As mudanças continuaram. O armazém passou a cobrar pelas entregas em domicílio. O sistema de fiado acabou e lançaram um cartão de crédito co-branded, afinal, que o banco ficasse com o risco e não eles. As vendas começaram a entrar em declínio.

Filipo concluiu que o problema estava nos produtos vendidos no armazém e começou, não só a mudar as marcas vendidas, como a extorquir os fornecedores na sua área de compras, perdendo não poucos deles.

A última pá de cal foi lançada quando Filipo resolveu colocar a culpa dos seus fracassos nos clientes dizendo que estavam velhos e antiquados e que o armazém deveria mudar radicalmente de modelo de negócio para atender as novas gerações.

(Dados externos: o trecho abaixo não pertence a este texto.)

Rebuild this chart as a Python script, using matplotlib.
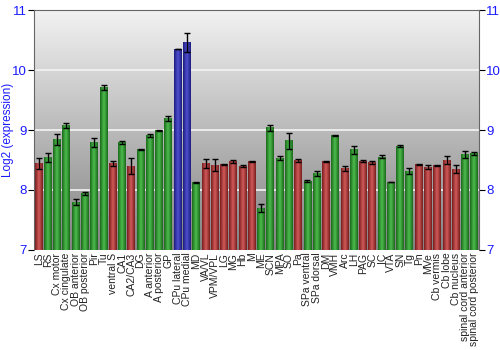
import numpy as np
import matplotlib
matplotlib.use("Agg")
import matplotlib.pyplot as plt
from matplotlib.colors import LinearSegmentedColormap

plt.rcParams['font.family'] = ['Liberation Sans', 'DejaVu Sans']

regions = ["LS", "RS", "Cx motor", "Cx cingulate", "OB anterior", "OB posterior",
           "Pir", "Tu", "ventral S", "CA1", "CA2/CA3", "DG", "A anterior",
           "A posterior", "GP", "CPu lateral", "CPu medial", "MD", "VA/VL",
           "VPM/VPL", "LG", "MG", "Hb", "M", "ME", "SCN", "MPA", "SO", "Pa",
           "SPa ventral", "SPa dorsal", "DM", "VMH", "Arc", "LH", "PAG", "SC",
           "IC", "VTA", "SN", "Tg", "Pn", "MVe", "Cb vermis", "Cb lobe",
           "Cb nucleus", "spinal cord anterior", "spinal cord posterior"]
values = [8.44, 8.54, 8.84, 9.08, 7.80, 7.94, 8.79, 9.71, 8.44, 8.79, 8.40, 8.67,
          8.91, 8.99, 9.19, 10.35, 10.46, 8.13, 8.44, 8.41, 8.42, 8.48, 8.40, 8.47,
          7.70, 9.04, 8.53, 8.82, 8.49, 8.15, 8.28, 8.48, 8.91, 8.36, 8.67, 8.48,
          8.46, 8.55, 8.13, 8.73, 8.31, 8.42, 8.38, 8.41, 8.50, 8.35, 8.59, 8.61]
errors = [0.09, 0.08, 0.09, 0.04, 0.05, 0.02, 0.08, 0.04, 0.04, 0.03, 0.13, 0.01,
          0.03, 0.01, 0.04, 0.005, 0.155, 0.01, 0.08, 0.10, 0.01, 0.025, 0.015, 0.01,
          0.06, 0.05, 0.035, 0.13, 0.02, 0.01, 0.04, 0.01, 0.015, 0.04, 0.07, 0.02,
          0.03, 0.025, 0.005, 0.02, 0.05, 0.005, 0.035, 0.01, 0.065, 0.07, 0.065, 0.025]
# r = red, g = green, b = blue
groups = "rggggggg" + "rgrgggg" + "bb" + "grrrrrr" + "ggggr" + "ggrgrgrrggggrrrrrgg"

base = {"r": ["#7a1e1e", "#d25a5a", "#7a1e1e"],
        "g": ["#1c6a1c", "#4cbc4c", "#1c6a1c"],
        "b": ["#1c1c80", "#5050d0", "#1c1c80"]}
cmaps = {k: LinearSegmentedColormap.from_list(k, v) for k, v in base.items()}

fig = plt.figure(figsize=(5, 3.5), dpi=100)
ax = fig.add_axes([0.068, 0.286, 0.89, 0.685])

ymin, ymax = 7, 11
n = len(regions)
ax.set_xlim(-0.5, n - 0.5)
ax.set_ylim(ymin, ymax)

# gray gradient background, light at top
bg = np.linspace(0, 1, 256).reshape(-1, 1)
bgmap = LinearSegmentedColormap.from_list("bg", ["#f2f2f2", "#828282"])
ax.imshow(bg, cmap=bgmap, aspect="auto", extent=(-0.5, n - 0.5, ymin, ymax),
          origin="upper", zorder=0)

for yv in [8, 9, 10]:
    ax.axhline(yv, color="#f4f4f4", lw=1.2, zorder=1)

w = 0.86
grad = np.linspace(0, 1, 32).reshape(1, -1)
for i, (v, c) in enumerate(zip(values, groups)):
    ax.imshow(grad, cmap=cmaps[c], aspect="auto",
              extent=(i - w / 2, i + w / 2, ymin, v), zorder=2)

ax.errorbar(np.arange(n), values, yerr=errors, fmt="none", ecolor="black",
            elinewidth=1, capsize=2, capthick=1, zorder=3)

ax.set_xticks(np.arange(n))
ax.set_xticklabels(regions, rotation=90, fontsize=7.5, color="#222222")
ax.tick_params(axis="x", length=0, pad=2)
ax.set_yticks([7, 8, 9, 10, 11])
ax.tick_params(axis="y", colors="black", labelcolor="#1a1aff", labelsize=9.5,
               length=4, pad=1, right=True, labelright=True)
ax.set_ylabel("Log2 (expression)", color="#1a1aff", fontsize=8.5)
ax.yaxis.set_label_coords(-0.044, 0.5)

for s in ["left", "right", "top"]:
    ax.spines[s].set_color("#666666")
ax.spines["bottom"].set_visible(False)

fig.savefig("out.png", dpi=100)
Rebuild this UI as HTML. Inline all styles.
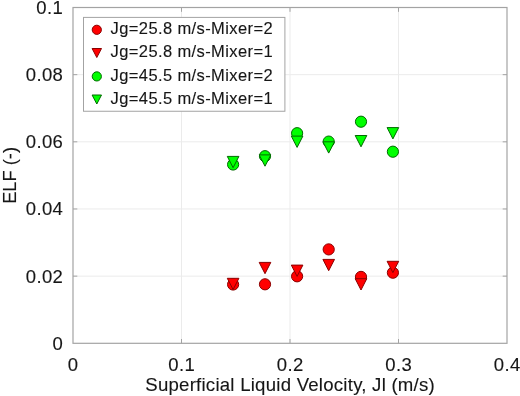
<!DOCTYPE html>
<html><head><meta charset="utf-8"><title>ELF vs Superficial Liquid Velocity</title>
<style>
html,body{margin:0;padding:0;background:#ffffff;}
body{width:520px;height:396px;overflow:hidden;}
svg{display:block;}
text{font-family:"Liberation Sans",Arial,Helvetica,sans-serif;fill:#161616;stroke:#161616;stroke-width:0.12px;}
</style></head>
<body>
<svg width="520" height="396" viewBox="0 0 520 396">
<rect x="0" y="0" width="520" height="396" fill="#ffffff"/>
<line x1="181.50" y1="7.5" x2="181.50" y2="343.3" stroke="#ebebeb" stroke-width="1"/>
<line x1="290.00" y1="7.5" x2="290.00" y2="343.3" stroke="#ebebeb" stroke-width="1"/>
<line x1="398.50" y1="7.5" x2="398.50" y2="343.3" stroke="#ebebeb" stroke-width="1"/>
<line x1="73.0" y1="276.14" x2="507.0" y2="276.14" stroke="#ebebeb" stroke-width="1"/>
<line x1="73.0" y1="208.98" x2="507.0" y2="208.98" stroke="#ebebeb" stroke-width="1"/>
<line x1="73.0" y1="141.82" x2="507.0" y2="141.82" stroke="#ebebeb" stroke-width="1"/>
<line x1="73.0" y1="74.66" x2="507.0" y2="74.66" stroke="#ebebeb" stroke-width="1"/>
<line x1="181.50" y1="343.3" x2="181.50" y2="339.0" stroke="#a3a3a3" stroke-width="1"/>
<line x1="181.50" y1="7.5" x2="181.50" y2="11.8" stroke="#a3a3a3" stroke-width="1"/>
<line x1="290.00" y1="343.3" x2="290.00" y2="339.0" stroke="#a3a3a3" stroke-width="1"/>
<line x1="290.00" y1="7.5" x2="290.00" y2="11.8" stroke="#a3a3a3" stroke-width="1"/>
<line x1="398.50" y1="343.3" x2="398.50" y2="339.0" stroke="#a3a3a3" stroke-width="1"/>
<line x1="398.50" y1="7.5" x2="398.50" y2="11.8" stroke="#a3a3a3" stroke-width="1"/>
<line x1="73.0" y1="276.14" x2="77.3" y2="276.14" stroke="#a3a3a3" stroke-width="1"/>
<line x1="507.0" y1="276.14" x2="502.7" y2="276.14" stroke="#a3a3a3" stroke-width="1"/>
<line x1="73.0" y1="208.98" x2="77.3" y2="208.98" stroke="#a3a3a3" stroke-width="1"/>
<line x1="507.0" y1="208.98" x2="502.7" y2="208.98" stroke="#a3a3a3" stroke-width="1"/>
<line x1="73.0" y1="141.82" x2="77.3" y2="141.82" stroke="#a3a3a3" stroke-width="1"/>
<line x1="507.0" y1="141.82" x2="502.7" y2="141.82" stroke="#a3a3a3" stroke-width="1"/>
<line x1="73.0" y1="74.66" x2="77.3" y2="74.66" stroke="#a3a3a3" stroke-width="1"/>
<line x1="507.0" y1="74.66" x2="502.7" y2="74.66" stroke="#a3a3a3" stroke-width="1"/>
<circle cx="233.10" cy="284.50" r="5.6" fill="#ff0000" stroke="#8a0000" stroke-width="1.0"/>
<circle cx="265.00" cy="284.30" r="5.6" fill="#ff0000" stroke="#8a0000" stroke-width="1.0"/>
<circle cx="297.10" cy="276.30" r="5.6" fill="#ff0000" stroke="#8a0000" stroke-width="1.0"/>
<circle cx="328.70" cy="249.40" r="5.6" fill="#ff0000" stroke="#8a0000" stroke-width="1.0"/>
<circle cx="361.00" cy="276.90" r="5.6" fill="#ff0000" stroke="#8a0000" stroke-width="1.0"/>
<circle cx="392.90" cy="272.70" r="5.6" fill="#ff0000" stroke="#8a0000" stroke-width="1.0"/>
<polygon points="227.30,278.30 238.90,278.30 233.10,289.60" fill="#ff0000" stroke="#8a0000" stroke-width="1.0" stroke-linejoin="miter"/>
<polygon points="259.20,262.40 270.80,262.40 265.00,273.70" fill="#ff0000" stroke="#8a0000" stroke-width="1.0" stroke-linejoin="miter"/>
<polygon points="291.30,265.10 302.90,265.10 297.10,276.40" fill="#ff0000" stroke="#8a0000" stroke-width="1.0" stroke-linejoin="miter"/>
<polygon points="322.90,259.40 334.50,259.40 328.70,270.70" fill="#ff0000" stroke="#8a0000" stroke-width="1.0" stroke-linejoin="miter"/>
<polygon points="355.20,278.70 366.80,278.70 361.00,290.00" fill="#ff0000" stroke="#8a0000" stroke-width="1.0" stroke-linejoin="miter"/>
<polygon points="387.10,261.30 398.70,261.30 392.90,272.60" fill="#ff0000" stroke="#8a0000" stroke-width="1.0" stroke-linejoin="miter"/>
<circle cx="233.10" cy="164.50" r="5.6" fill="#00ff00" stroke="#006a00" stroke-width="1.0"/>
<circle cx="265.00" cy="156.20" r="5.6" fill="#00ff00" stroke="#006a00" stroke-width="1.0"/>
<circle cx="297.10" cy="133.20" r="5.6" fill="#00ff00" stroke="#006a00" stroke-width="1.0"/>
<circle cx="328.70" cy="141.60" r="5.6" fill="#00ff00" stroke="#006a00" stroke-width="1.0"/>
<circle cx="361.00" cy="121.70" r="5.6" fill="#00ff00" stroke="#006a00" stroke-width="1.0"/>
<circle cx="392.90" cy="151.70" r="5.6" fill="#00ff00" stroke="#006a00" stroke-width="1.0"/>
<polygon points="227.30,156.40 238.90,156.40 233.10,167.70" fill="#00ff00" stroke="#006a00" stroke-width="1.0" stroke-linejoin="miter"/>
<polygon points="259.20,154.90 270.80,154.90 265.00,166.20" fill="#00ff00" stroke="#006a00" stroke-width="1.0" stroke-linejoin="miter"/>
<polygon points="291.30,136.10 302.90,136.10 297.10,147.40" fill="#00ff00" stroke="#006a00" stroke-width="1.0" stroke-linejoin="miter"/>
<polygon points="322.90,141.80 334.50,141.80 328.70,153.10" fill="#00ff00" stroke="#006a00" stroke-width="1.0" stroke-linejoin="miter"/>
<polygon points="355.20,135.50 366.80,135.50 361.00,146.80" fill="#00ff00" stroke="#006a00" stroke-width="1.0" stroke-linejoin="miter"/>
<polygon points="387.10,127.60 398.70,127.60 392.90,138.90" fill="#00ff00" stroke="#006a00" stroke-width="1.0" stroke-linejoin="miter"/>
<rect x="73.0" y="7.5" width="434.0" height="335.8" fill="none" stroke="#a3a3a3" stroke-width="1.2"/>
<text x="62.8" y="349.70" text-anchor="end" font-size="18.5" textLength="10.58">0</text>
<text x="62.8" y="282.54" text-anchor="end" font-size="18.5" textLength="37.02">0.02</text>
<text x="62.8" y="215.38" text-anchor="end" font-size="18.5" textLength="37.02">0.04</text>
<text x="62.8" y="148.22" text-anchor="end" font-size="18.5" textLength="37.02">0.06</text>
<text x="62.8" y="81.06" text-anchor="end" font-size="18.5" textLength="37.02">0.08</text>
<text x="62.8" y="13.80" text-anchor="end" font-size="18.5" textLength="26.45">0.1</text>
<text x="73.00" y="371.2" text-anchor="middle" font-size="18.5" textLength="10.58">0</text>
<text x="181.50" y="371.2" text-anchor="middle" font-size="18.5" textLength="26.45">0.1</text>
<text x="290.00" y="371.2" text-anchor="middle" font-size="18.5" textLength="26.45">0.2</text>
<text x="398.50" y="371.2" text-anchor="middle" font-size="18.5" textLength="26.45">0.3</text>
<text x="507.00" y="371.2" text-anchor="middle" font-size="18.5" textLength="26.45">0.4</text>
<text x="290.00" y="391.4" text-anchor="middle" font-size="18.6" textLength="289.5">Superficial Liquid Velocity, Jl (m/s)</text>
<text transform="translate(16.0 175.40) rotate(-90)" x="0" y="0" text-anchor="middle" font-size="18.3" textLength="56.9">ELF (-)</text>
<rect x="83.5" y="17.4" width="201.39999999999998" height="93.85" fill="#ffffff" stroke="#a3a3a3" stroke-width="1"/>
<circle cx="96.80" cy="29.80" r="4.6" fill="#ff0000" stroke="#8a0000" stroke-width="1.0"/>
<text x="110.6" y="34.00" font-size="16.5" textLength="162.0">Jg=25.8 m/s-Mixer=2</text>
<polygon points="92.10,48.50 101.50,48.50 96.80,57.50" fill="#ff0000" stroke="#8a0000" stroke-width="1.0" stroke-linejoin="miter"/>
<text x="110.6" y="57.30" font-size="16.5" textLength="162.0">Jg=25.8 m/s-Mixer=1</text>
<circle cx="96.80" cy="76.40" r="4.6" fill="#00ff00" stroke="#006a00" stroke-width="1.0"/>
<text x="110.6" y="80.60" font-size="16.5" textLength="162.0">Jg=45.5 m/s-Mixer=2</text>
<polygon points="92.10,95.00 101.50,95.00 96.80,104.00" fill="#00ff00" stroke="#006a00" stroke-width="1.0" stroke-linejoin="miter"/>
<text x="110.6" y="103.80" font-size="16.5" textLength="162.0">Jg=45.5 m/s-Mixer=1</text>
</svg>
</body></html>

Fechou a loja física e transformou-a em um centro de distribuição e passou a vender exclusivamente através de um app que nem o avô, nem o pai, nem os clientes fiéis conseguiam usar.

Em poucos meses estava quebrado. Um outro ex-colega de faculdade, sabendo da história toda propôs, e Filipo aceitou, ficar com a marca e a estrutura física em troca de assumir a dívida.

Desfez todas as mudanças, inclusive da marca. Panfletou no bairro que o “Armazém do Giovanni” estava de volta, contatou os velhos fornecedores e retomou os negócios. Em menos de um ano quitou todas as dívidas.

E chamou o senhores Giovanni e Paolo para o conselho da empresas, com quem está aprendendo cada vez mais sobre a importância dos clientes.